# Supplied data

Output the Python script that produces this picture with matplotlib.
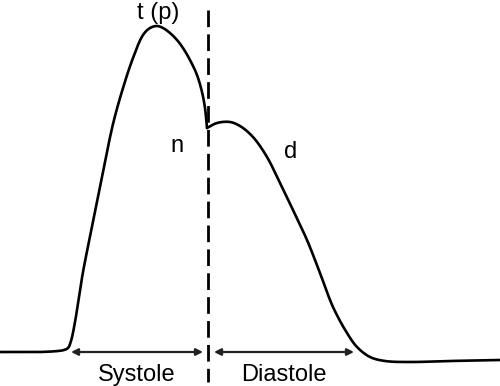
import matplotlib.pyplot as plt
import numpy as np

# waveform (x to the right, y downward as in the image)
# systolic part, up to the notch
sys_x = [0, 40, 58, 64, 68, 71, 75, 83, 93, 103, 113, 123, 133, 143, 150, 157,
         163, 170, 177, 183, 190, 197, 202, 205, 207]
sys_y = [352, 352, 351, 350, 348, 341, 322, 272, 222, 172, 124, 88, 58, 35, 28, 26,
         28, 33, 40, 48, 60, 75, 92, 108, 128]
# diastolic part, from the notch on
dia_x = [207, 217, 230, 240, 253, 267, 280, 293, 307, 320, 333, 347, 357, 370,
         385, 410, 450, 500]
dia_y = [128, 123, 122, 126, 137, 157, 183, 210, 240, 273, 307, 333, 347, 357,
         361, 362, 361, 360]

labels = ['t (p)', 'n', 'd']
label_x = [158, 177, 291]
label_y = [13, 146, 152]

phases = ['Systole', 'Diastole']
phase_start = [71, 214]
phase_end = [203, 354]
divider_x = 208


def smooth(xs, ys, n=20):
  # centripetal catmull-rom through the traced points, only to round the drawing
  p = np.column_stack([xs, ys]).astype(float)
  p = np.vstack([2 * p[0] - p[1], p, 2 * p[-1] - p[-2]])
  out = []
  for i in range(1, len(p) - 2):
    p0, p1, p2, p3 = p[i - 1], p[i], p[i + 1], p[i + 2]
    t0 = 0.0
    t1 = t0 + np.linalg.norm(p1 - p0) ** 0.5
    t2 = t1 + np.linalg.norm(p2 - p1) ** 0.5
    t3 = t2 + np.linalg.norm(p3 - p2) ** 0.5
    t = np.linspace(t1, t2, n)[:, None]
    a1 = (t1 - t) / (t1 - t0) * p0 + (t - t0) / (t1 - t0) * p1
    a2 = (t2 - t) / (t2 - t1) * p1 + (t - t1) / (t2 - t1) * p2
    a3 = (t3 - t) / (t3 - t2) * p2 + (t - t2) / (t3 - t2) * p3
    b1 = (t2 - t) / (t2 - t0) * a1 + (t - t0) / (t2 - t0) * a2
    b2 = (t3 - t) / (t3 - t1) * a2 + (t - t1) / (t3 - t1) * a3
    out.append((t2 - t) / (t2 - t1) * b1 + (t - t1) / (t2 - t1) * b2)
  c = np.vstack(out)
  return c[:, 0], c[:, 1]


plt.rcParams['font.family'] = ['Liberation Sans', 'DejaVu Sans']

fig = plt.figure(figsize=(5, 3.86), dpi=100)
ax = fig.add_axes([0, 0, 1, 1])
ax.set_xlim(0, 500)
ax.set_ylim(386, 0)
ax.axis('off')

for xs, ys in [(sys_x, sys_y), (dia_x, dia_y)]:
  sx, sy = smooth(xs, ys)
  ax.plot(sx, sy, color='black', lw=1.9, solid_capstyle='round',
          solid_joinstyle='round')
ax.plot([divider_x, divider_x], [10, 382], color='black', lw=2.0,
        dashes=(6, 2.6))

for t, x, y in zip(labels, label_x, label_y):
  ax.text(x, y, t, fontsize=17, ha='center', va='center')

for name, a, b in zip(phases, phase_start, phase_end):
  ax.annotate('', xy=(a, 352), xytext=(b, 352),
              arrowprops=dict(arrowstyle='<|-|>', color='#222222', lw=1.6,
                              mutation_scale=10, shrinkA=0, shrinkB=0))
  ax.text((a + b) / 2, 375, name, fontsize=17, ha='center', va='center')

fig.savefig('out.png', dpi=100)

# Instruction
From the first line of the listing above, repeat every line through the one holding "import numpy as np". Both ends count, and pictures stay out.

# Response below
Output the Python script that produces this picture with matplotlib.
import matplotlib.pyplot as plt
import numpy as np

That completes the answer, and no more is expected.